I hate poorly researched histories, I was watching a show on the History Channel about 'The Mysterie of Vitrified Stone Forts'. Therein the 'historian' pile wood up against a stone wall and burned it, and then stood amazed that the stone had not vitrified, implying some lost art.

In other words he left out the bags of pig fat, which raise the temperature quite considerably, and he set the fire in the lee of the stones 'to ensure it's continual burning throughout'.

Bah! Bah! I say!

The Auld Grump, on the other hand the archaeologist who solved the 'mystery of the pyramids' by hiring a professional mason...
 

S'mon

Legend
jasper said:
I never heard this before. Could tell me how you came to know this?
Or was the mud just like some sticky clay mud here in the South.

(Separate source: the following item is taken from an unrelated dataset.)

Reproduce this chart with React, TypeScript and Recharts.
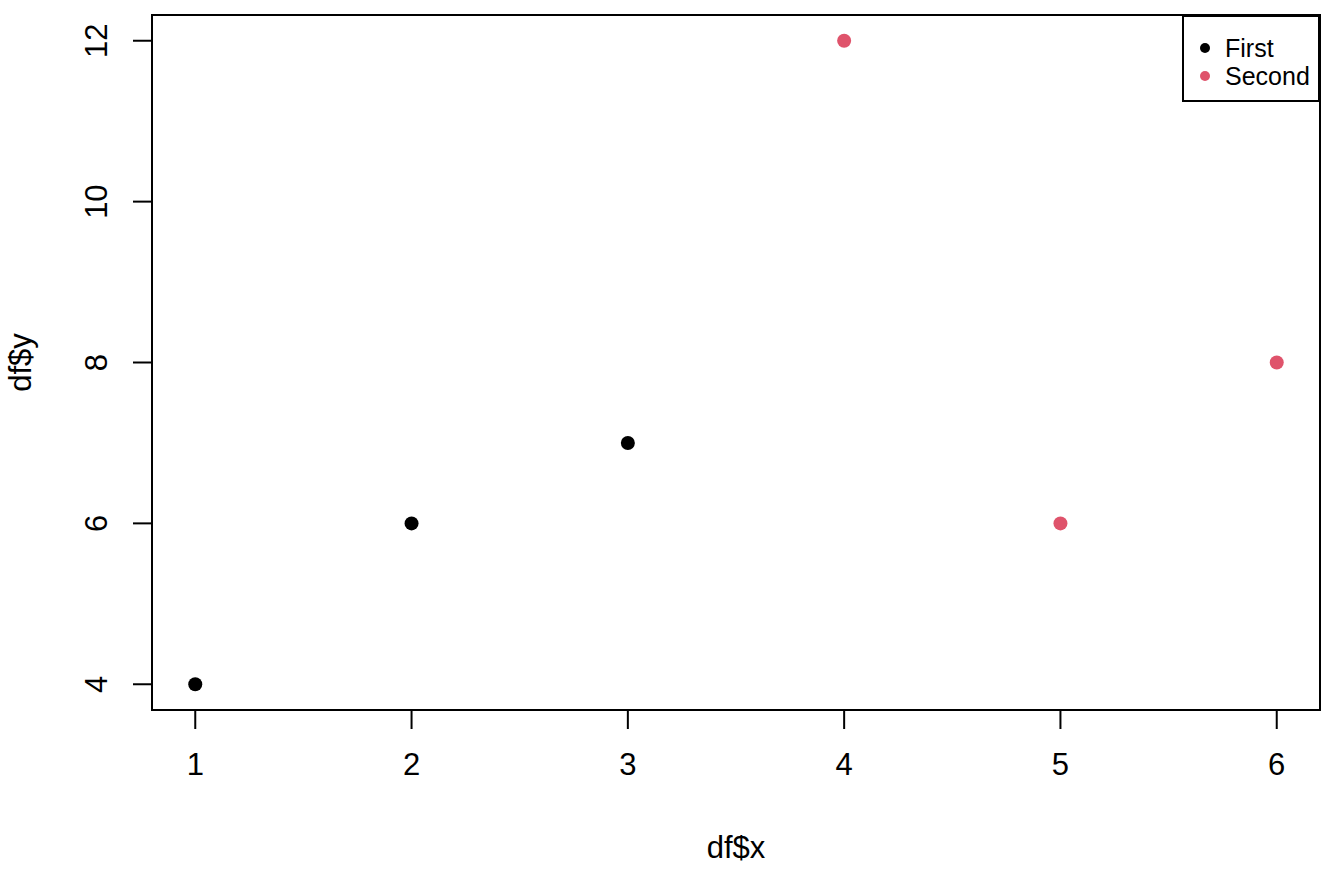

Where you go out in your boots and come back with 4 extra pds of mud stuck to your soles.

There was a (BBC?) TV show on Agincourt recently where among other things (eg analysing the French attack using software analysis designed for crowd disasters) they did scientific testing on the mud from the locality - indeed it is a heavy clay that absorbs and holds water like a sponge, becoming easily waterlogged and able to create the 'sucking' effect on rigid armour (or boots). This wouldn't happen in loamy soil but it does perhaps provide one explanation for the myth. The lightly armoured English archers had a big advantage in the muddy melee against the plate-armoured knights. The show wasn't necessarily 100% accurate in all respects*, but I thought this seemed plausible.

They claimed that the English archers' arrows could never have been able to penetrate the French plate armour, and demonstrated this with a test where an arrow was struck ineffectively against a sheet of plate - a 2mm thick sheet of plate, about _twice as thick_ as historical full plate of the era. It also ignored the extreme draw weights of some longbows found on eg the Mary Rose, up to 140lbs or so, and the skeletal evidence of archers trained their whole lives to do one thing - punch a bodkin arrow through plate. I found this a bit annoying - while it's perfectly true that _most_ longbow arrows fired would not penetrate a target's plate armour, I've seen other demonstrations of it being done easily enough, and there are plenty of contemporary pictures of punctured knights on medieval battlefields. I think they were more concerned to emphasise the other factors that led to French defeat by downplaying the longbow's effectiveness.